Now, let's plug in the limits for Part 2:
$\left[ \frac{\ln(10)}{2} (\log_{10}(x))^2 \right]_{1/10}^{10}$
$= \left( \frac{\ln(10)}{2} (\log_{10}(10))^2 \right) - \left( \frac{\ln(10)}{2} (\log_{10}(1/10))^2 \right)$
We know $\log_{10}(10) = 1$ and $\log_{10}(1/10) = -1$.
$= \left( \frac{\ln(10)}{2} (1)^2 \right) - \left( \frac{\ln(10)}{2} (-1)^2 \right)$
$= \left( \frac{\ln(10)}{2} \cdot 1 \right) - \left( \frac{\ln(10)}{2} \cdot 1 \right)$
$= \frac{\ln(10)}{2} - \frac{\ln(10)}{2} = 0$.

**Final Step: Put it all together!**
The total integral is the sum of Part 1 and Part 2.
Total = $2\ln(10) + 0 = 2\ln(10)$.

That was fun! I used logarithm rules to make the expression simpler, then split the integral, solved the first part using a basic integral rule, and figured out the second part by recognizing a pattern related to derivatives!

Alternative answer

Answer: <asciimath>2 \ln 10</asciimath> or <asciimath>\ln 100</asciimath> Explain
This is a question about evaluating a definite integral, which means finding the area under a curve between two specific points. It involves using properties of logarithms and a clever trick called substitution to make the integration simpler!
The solving step is:

1. **Simplify the logarithm:** First, I looked at the term $\log_{10}(10x)$. I remembered a cool logarithm rule: $\log_b(MN) = \log_b(M) + \log_b(N)$. So, I could rewrite $\log_{10}(10x)$ as $\log_{10}(10) + \log_{10}(x)$. Since $\log_{10}(10)$ is just 1 (because $10^1 = 10$), the top part of our fraction became $1 + \log_{10}(x)$.

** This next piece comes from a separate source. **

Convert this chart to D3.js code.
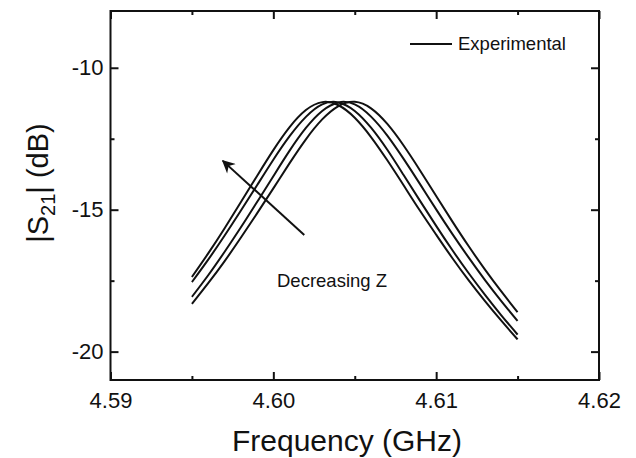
<!DOCTYPE html>
<html>
<head>
<meta charset="utf-8">
<script src="https://cdn.jsdelivr.net/npm/d3@7"></script>
<style>
  body { margin: 0; background: #fff; }
  text { font-family: "Liberation Sans", Arial, sans-serif; fill: #111; }
</style>
</head>
<body>
<svg id="chart" width="636" height="458"></svg>
<script>
// frequency samples (GHz)
const freq = [4.595, 4.596, 4.597, 4.598, 4.599, 4.600, 4.601, 4.602, 4.603, 4.604, 4.605,
  4.606, 4.607, 4.608, 4.609, 4.610, 4.611, 4.612, 4.613, 4.614, 4.615];

// |S21| (dB)
const curveA = [-17.37, -16.54, -15.66, -14.74, -13.81, -12.90, -12.09, -11.49, -11.21, -11.32, -11.76,
  -12.44, -13.26, -14.14, -15.03, -15.88, -16.71, -17.49, -18.22, -18.91, -19.57];
const curveB = [-17.55, -16.76, -15.92, -15.04, -14.14, -13.24, -12.41, -11.73, -11.29, -11.22, -11.52,
  -12.11, -12.89, -13.78, -14.68, -15.57, -16.43, -17.24, -18.00, -18.72, -19.40];
const curveC = [-18.07, -17.31, -16.49, -15.63, -14.73, -13.82, -12.92, -12.12, -11.52, -11.22, -11.29,
  -11.72, -12.39, -13.21, -14.09, -14.99, -15.86, -16.69, -17.48, -18.22, -18.92];
const curveD = [-18.32, -17.59, -16.82, -15.99, -15.13, -14.25, -13.36, -12.52, -11.82, -11.35, -11.20,
  -11.43, -11.98, -12.74, -13.61, -14.52, -15.42, -16.29, -17.11, -17.88, -18.61];
const curves = [curveA, curveB, curveC, curveD];

const xTicks = [4.59, 4.60, 4.61, 4.62];
const xMinor = [4.595, 4.605, 4.615];
const yTicks = [-20, -15, -10];
const yMinor = [-17.5, -12.5];

// arrow from tail to head (GHz, dB)
const arrowFrom = [4.6019, -15.89];
const arrowTo = [4.5969, -13.28];
const annotation = "Decreasing Z";
const legendLabel = "Experimental";

let svg = d3.select("#chart"),
  x0 = 110.5, x1 = 599, y0 = 11, y1 = 380;

let x = d3.scaleLinear().domain([4.59, 4.62]).range([x0, x1]);
let y = d3.scaleLinear().domain([-21, -8]).range([y1, y0]);

// frame
svg.append("rect")
  .attr("x", x0).attr("y", y0)
  .attr("width", x1 - x0).attr("height", y1 - y0)
  .attr("fill", "none").attr("stroke", "#111").attr("stroke-width", 2);

function tickAxis(axis, ticks, size, fmt) {
  return axis.tickValues(ticks).tickSize(size).tickSizeOuter(0).tickFormat(fmt);
}

// inward ticks on all four sides
let bottomG = svg.append("g").attr("transform", "translate(0," + y1 + ")");
bottomG.call(tickAxis(d3.axisTop(x), xTicks, 8, (d) => d.toFixed(2)));
bottomG.append("g").call(tickAxis(d3.axisTop(x), xMinor, 4, ""));
bottomG.selectAll(".tick text").attr("y", 28).attr("dy", null)
  .attr("font-size", "22px").style("font-family", "Liberation Sans, Arial, sans-serif").attr("fill", "#111");

let topG = svg.append("g").attr("transform", "translate(0," + y0 + ")");
topG.call(tickAxis(d3.axisBottom(x), xTicks, 8, ""));
topG.append("g").call(tickAxis(d3.axisBottom(x), xMinor, 4, ""));

let leftG = svg.append("g").attr("transform", "translate(" + x0 + ",0)");
leftG.call(tickAxis(d3.axisRight(y), yTicks, 8, (d) => String(d)));
leftG.append("g").call(tickAxis(d3.axisRight(y), yMinor, 4, ""));
leftG.selectAll(".tick text").attr("x", -7).attr("text-anchor", "end")
  .attr("font-size", "22px").style("font-family", "Liberation Sans, Arial, sans-serif").attr("fill", "#111");

let rightG = svg.append("g").attr("transform", "translate(" + x1 + ",0)");
rightG.call(tickAxis(d3.axisLeft(y), yTicks, 8, ""));
rightG.append("g").call(tickAxis(d3.axisLeft(y), yMinor, 4, ""));

svg.selectAll(".domain").remove();
svg.selectAll(".tick line").attr("stroke", "#111").attr("stroke-width", 2);

// curves
let line = d3.line()
  .x((d, i) => x(freq[i]))
  .y((d) => y(d))
  .curve(d3.curveNatural);

svg.append("g")
  .selectAll("path")
  .data(curves)
  .enter()
  .append("path")
  .attr("d", line)
  .attr("fill", "none")
  .attr("stroke", "#111")
  .attr("stroke-width", 2);

// arrow
svg.append("defs").append("marker")
  .attr("id", "head")
  .attr("viewBox", "0 0 10 10")
  .attr("refX", 9).attr("refY", 5)
  .attr("markerWidth", 16).attr("markerHeight", 13)
  .attr("markerUnits", "userSpaceOnUse")
  .attr("orient", "auto")
  .append("path")
  .attr("d", "M0,0 L10,5 L0,10 L3,5 Z")
  .attr("fill", "#111");

svg.append("line")
  .attr("x1", x(arrowFrom[0])).attr("y1", y(arrowFrom[1]))
  .attr("x2", x(arrowTo[0])).attr("y2", y(arrowTo[1]))
  .attr("stroke", "#111").attr("stroke-width", 2)
  .attr("marker-end", "url(#head)");

svg.append("text")
  .attr("x", 277).attr("y", 287)
  .attr("font-size", "18.5px")
  .text(annotation);

// legend
svg.append("line")
  .attr("x1", 410).attr("x2", 452).attr("y1", 44).attr("y2", 44)
  .attr("stroke", "#111").attr("stroke-width", 2);
svg.append("text")
  .attr("x", 458).attr("y", 50)
  .attr("font-size", "18.5px")
  .text(legendLabel);

// axis titles
svg.append("text")
  .attr("x", 347).attr("y", 451)
  .attr("text-anchor", "middle")
  .attr("font-size", "30px")
  .text("Frequency (GHz)");

let yTitle = svg.append("text")
  .attr("transform", "translate(48,183) rotate(-90)")
  .attr("text-anchor", "middle")
  .attr("font-size", "29px");
yTitle.append("tspan").text("|S");
yTitle.append("tspan").attr("font-size", "20px").attr("dy", 7).text("21");
yTitle.append("tspan").attr("dy", -7).text("| (dB)");
</script>
</body>
</html>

2. **Rewrite the integral:** With this simplification, our integral now looked like this:
$$\int_{1 / 10}^{10} \frac{1 + \log_{10}(x)}{x} d x$$

3. **Use a substitution (a clever trick!):** I noticed that the part $\frac{1}{x} dx$ looked like it could be part of a derivative. If I let $u = 1 + \log_{10}(x)$, I know that $\log_{10}(x)$ is the same as $\frac{\ln x}{\ln 10}$. So, if $u = 1 + \frac{\ln x}{\ln 10}$, then when I take the derivative (which we call $du$), I get $du = \frac{1}{\ln 10} \cdot \frac{1}{x} dx$. This means that $\frac{1}{x} dx$ is equal to $(\ln 10) du$. This made the integral much simpler!

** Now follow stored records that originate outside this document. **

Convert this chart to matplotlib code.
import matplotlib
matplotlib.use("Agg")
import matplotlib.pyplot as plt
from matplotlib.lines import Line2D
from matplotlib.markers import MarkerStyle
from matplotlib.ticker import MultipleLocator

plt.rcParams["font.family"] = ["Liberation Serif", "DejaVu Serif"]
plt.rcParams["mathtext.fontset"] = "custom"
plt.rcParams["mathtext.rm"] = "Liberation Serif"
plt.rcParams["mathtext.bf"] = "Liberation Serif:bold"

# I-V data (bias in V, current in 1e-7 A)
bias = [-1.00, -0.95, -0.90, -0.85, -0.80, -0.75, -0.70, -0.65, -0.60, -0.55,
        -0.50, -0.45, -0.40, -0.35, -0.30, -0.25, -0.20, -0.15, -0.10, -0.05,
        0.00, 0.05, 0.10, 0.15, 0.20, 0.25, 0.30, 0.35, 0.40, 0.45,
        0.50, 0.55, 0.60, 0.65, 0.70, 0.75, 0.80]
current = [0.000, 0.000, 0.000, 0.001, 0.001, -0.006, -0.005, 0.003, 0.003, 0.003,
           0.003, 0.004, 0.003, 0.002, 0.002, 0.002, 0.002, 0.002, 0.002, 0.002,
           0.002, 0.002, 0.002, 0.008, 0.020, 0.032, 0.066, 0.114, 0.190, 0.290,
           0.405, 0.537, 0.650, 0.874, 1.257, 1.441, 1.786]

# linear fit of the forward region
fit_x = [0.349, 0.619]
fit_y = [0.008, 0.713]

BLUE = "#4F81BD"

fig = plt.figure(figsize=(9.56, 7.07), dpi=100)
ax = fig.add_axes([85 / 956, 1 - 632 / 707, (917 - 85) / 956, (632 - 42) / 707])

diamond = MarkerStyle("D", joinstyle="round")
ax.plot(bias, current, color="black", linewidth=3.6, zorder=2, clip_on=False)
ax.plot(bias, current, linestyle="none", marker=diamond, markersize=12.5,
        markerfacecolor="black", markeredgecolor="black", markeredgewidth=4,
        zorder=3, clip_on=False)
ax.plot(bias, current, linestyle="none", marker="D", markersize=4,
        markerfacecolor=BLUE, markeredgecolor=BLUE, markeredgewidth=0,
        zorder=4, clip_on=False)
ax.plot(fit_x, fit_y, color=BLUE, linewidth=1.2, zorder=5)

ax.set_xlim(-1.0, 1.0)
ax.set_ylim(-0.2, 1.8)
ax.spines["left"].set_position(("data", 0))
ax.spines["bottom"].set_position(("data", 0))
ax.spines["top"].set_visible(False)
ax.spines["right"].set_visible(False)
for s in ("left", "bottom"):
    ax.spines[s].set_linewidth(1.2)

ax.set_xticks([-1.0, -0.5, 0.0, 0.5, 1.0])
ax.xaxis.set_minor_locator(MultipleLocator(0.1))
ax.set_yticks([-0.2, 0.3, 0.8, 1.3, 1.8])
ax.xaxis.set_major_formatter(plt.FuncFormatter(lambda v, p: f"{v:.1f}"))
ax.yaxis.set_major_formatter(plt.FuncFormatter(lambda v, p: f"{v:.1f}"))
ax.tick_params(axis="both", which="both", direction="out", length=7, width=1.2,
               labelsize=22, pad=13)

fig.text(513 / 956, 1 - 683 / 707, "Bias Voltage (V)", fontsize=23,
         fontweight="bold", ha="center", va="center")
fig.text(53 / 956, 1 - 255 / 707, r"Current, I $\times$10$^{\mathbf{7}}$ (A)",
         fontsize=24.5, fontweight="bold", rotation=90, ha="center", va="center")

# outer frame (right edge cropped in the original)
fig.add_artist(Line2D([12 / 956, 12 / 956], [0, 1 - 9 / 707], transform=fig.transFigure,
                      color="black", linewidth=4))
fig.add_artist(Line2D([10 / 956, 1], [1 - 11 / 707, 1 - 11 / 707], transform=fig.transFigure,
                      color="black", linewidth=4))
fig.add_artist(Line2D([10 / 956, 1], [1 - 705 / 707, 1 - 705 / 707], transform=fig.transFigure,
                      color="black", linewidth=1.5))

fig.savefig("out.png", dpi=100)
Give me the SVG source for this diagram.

4. **Change the limits:** Because we changed $x$ into $u$, we also need to change the limits of integration (the numbers at the top and bottom of the integral sign).
* When $x$ was $1/10$: $u = 1 + \log_{10}(1/10) = 1 + \log_{10}(10^{-1}) = 1 - 1 = 0$.
* When $x$ was $10$: $u = 1 + \log_{10}(10) = 1 + 1 = 2$.
So, our new integral would go from $u=0$ to $u=2$.

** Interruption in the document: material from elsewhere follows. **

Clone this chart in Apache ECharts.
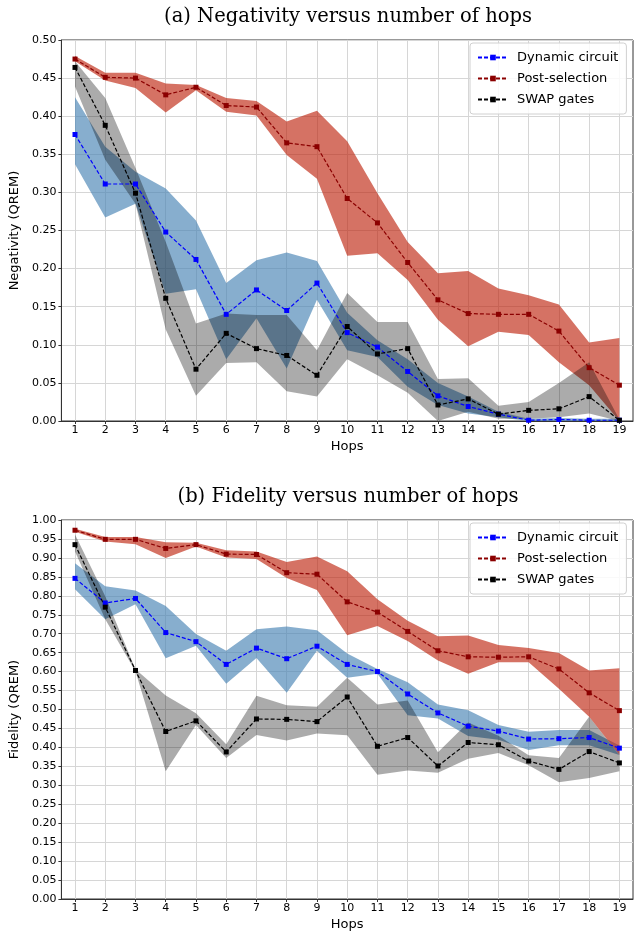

5. **Solve the simpler integral:** The integral now transformed into:
$$\int_{0}^{2} u (\ln 10) du$$
I could pull the constant $\ln 10$ outside the integral: $(\ln 10) \int_{0}^{2} u du$.
Integrating $u$ is straightforward: it becomes $\frac{u^2}{2}$.
So, we had $(\ln 10) \left[ \frac{u^2}{2} \right]_{0}^{2}$.

6. **Plug in the limits:** Finally, I plugged in the new limits:
* First, plug in the top limit (2): $(\ln 10) \left( \frac{2^2}{2} \right) = (\ln 10) \left( \frac{4}{2} \right) = (\ln 10) (2)$.
* Then, plug in the bottom limit (0): $(\ln 10) \left( \frac{0^2}{2} \right) = 0$.
* Subtracting the second from the first gives us $2 \ln 10 - 0 = 2 \ln 10$.

7. **Final answer:** We can also use another log rule ($a \ln b = \ln b^a$) to write $2 \ln 10$ as $\ln (10^2) = \ln 100$.